Реляция князя Кантемира по поводу этого дела от 16 ноября 1733 года: «Обретаемый в здешней греческой церкви архимандрит Геннадий и племянник его Варфоломей в священнослужении со всяким учтивством последуют уставам благочестивого греческого исповедания, и никакой отмены я усмотреть не мог, кроме того, что священник Варфоломей для разумения здешнему народу службу отправляет на английском языке, и не только оные оба ни в какую ересь не впали, но, напротиву, священник Варфоломей с начала моего сюды приезду весьма ревностное против еретиков поучение имел на английском языке, от чего удержаться я ему советовал, дабы то причину не подало здешнему епископу запретить публичное греческого исповедания священнослужение, и по всему тому письмо от неизвестного к вашему императорскому величеству с продерзостию писанное, как я по совести могу донести, никакого основания не имеет и писано по самой злобе; автор же того письма есть некто Павел, который называется греческим священником, посланным от константинопольского патриарха для собрания здесь милостыни, и оное подтверждать смелость приемлю для того, что он, Павел, в ссоре, которую здесь имел с попом Варфоломеем, грозил ему, что он на него донесть хочет вашему императорскому величеству.
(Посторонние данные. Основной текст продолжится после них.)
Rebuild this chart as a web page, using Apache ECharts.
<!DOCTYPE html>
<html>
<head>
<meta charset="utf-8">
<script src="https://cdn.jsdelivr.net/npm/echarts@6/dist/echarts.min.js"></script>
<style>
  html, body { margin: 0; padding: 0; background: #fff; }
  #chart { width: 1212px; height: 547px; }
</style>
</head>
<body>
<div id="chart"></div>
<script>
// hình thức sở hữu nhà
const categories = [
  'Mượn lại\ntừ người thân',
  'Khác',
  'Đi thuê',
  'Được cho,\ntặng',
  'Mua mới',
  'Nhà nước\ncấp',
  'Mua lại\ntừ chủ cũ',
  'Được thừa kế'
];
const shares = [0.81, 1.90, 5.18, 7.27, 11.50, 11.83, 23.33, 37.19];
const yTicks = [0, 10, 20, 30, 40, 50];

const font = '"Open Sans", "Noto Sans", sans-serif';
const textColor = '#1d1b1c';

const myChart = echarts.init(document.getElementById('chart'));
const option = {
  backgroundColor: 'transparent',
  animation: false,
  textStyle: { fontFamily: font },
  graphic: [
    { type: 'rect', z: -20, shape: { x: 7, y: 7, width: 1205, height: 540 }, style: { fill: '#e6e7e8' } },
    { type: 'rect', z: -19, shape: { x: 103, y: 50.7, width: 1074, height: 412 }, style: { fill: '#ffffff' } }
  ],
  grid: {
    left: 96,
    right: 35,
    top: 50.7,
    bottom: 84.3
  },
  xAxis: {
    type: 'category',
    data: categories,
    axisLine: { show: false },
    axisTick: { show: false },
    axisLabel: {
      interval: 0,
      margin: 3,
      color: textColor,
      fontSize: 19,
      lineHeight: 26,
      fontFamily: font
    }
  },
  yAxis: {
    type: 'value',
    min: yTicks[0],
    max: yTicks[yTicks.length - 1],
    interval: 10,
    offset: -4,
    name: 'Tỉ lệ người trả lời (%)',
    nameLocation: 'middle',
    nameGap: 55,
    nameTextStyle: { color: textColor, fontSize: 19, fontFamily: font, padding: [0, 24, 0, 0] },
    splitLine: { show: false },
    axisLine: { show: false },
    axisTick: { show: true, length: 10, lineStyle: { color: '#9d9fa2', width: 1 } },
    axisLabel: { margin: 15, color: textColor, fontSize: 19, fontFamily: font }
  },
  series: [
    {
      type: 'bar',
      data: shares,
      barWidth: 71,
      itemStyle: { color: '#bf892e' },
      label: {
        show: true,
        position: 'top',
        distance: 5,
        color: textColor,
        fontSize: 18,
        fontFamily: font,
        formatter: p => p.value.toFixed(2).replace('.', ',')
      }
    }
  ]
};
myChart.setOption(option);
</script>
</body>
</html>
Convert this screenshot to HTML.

Священник Варфоломей к ссоре их причину подал тем, что без моего ведома статского секретаря дюка Нюкастля в канцелярию чрез безымянное письмо дал знать, что оный Павел подложно сказывается греческим священником и посланным от патриарха константинопольского, и хоть потому много сходности есть, понеже он, Павел, никакого греческого письма от патриарха не имеет, однако ж я попу Варфоломею тогда запретил, чтоб он впредь в такие дела не вступал. Сколько же касается проклятия, которому архимандрит Геннадий предан был от александрийского патриарха, и от оного чрез того же патриарха он свобожден, как явствуют того патриарха письма, которые я сам у него, архимандрита, видел; а священник Варфоломей, будучи посвящен от св. правител. российского Синода, от патриарха александрийского проклят или прощен как не был, так и быть не мог».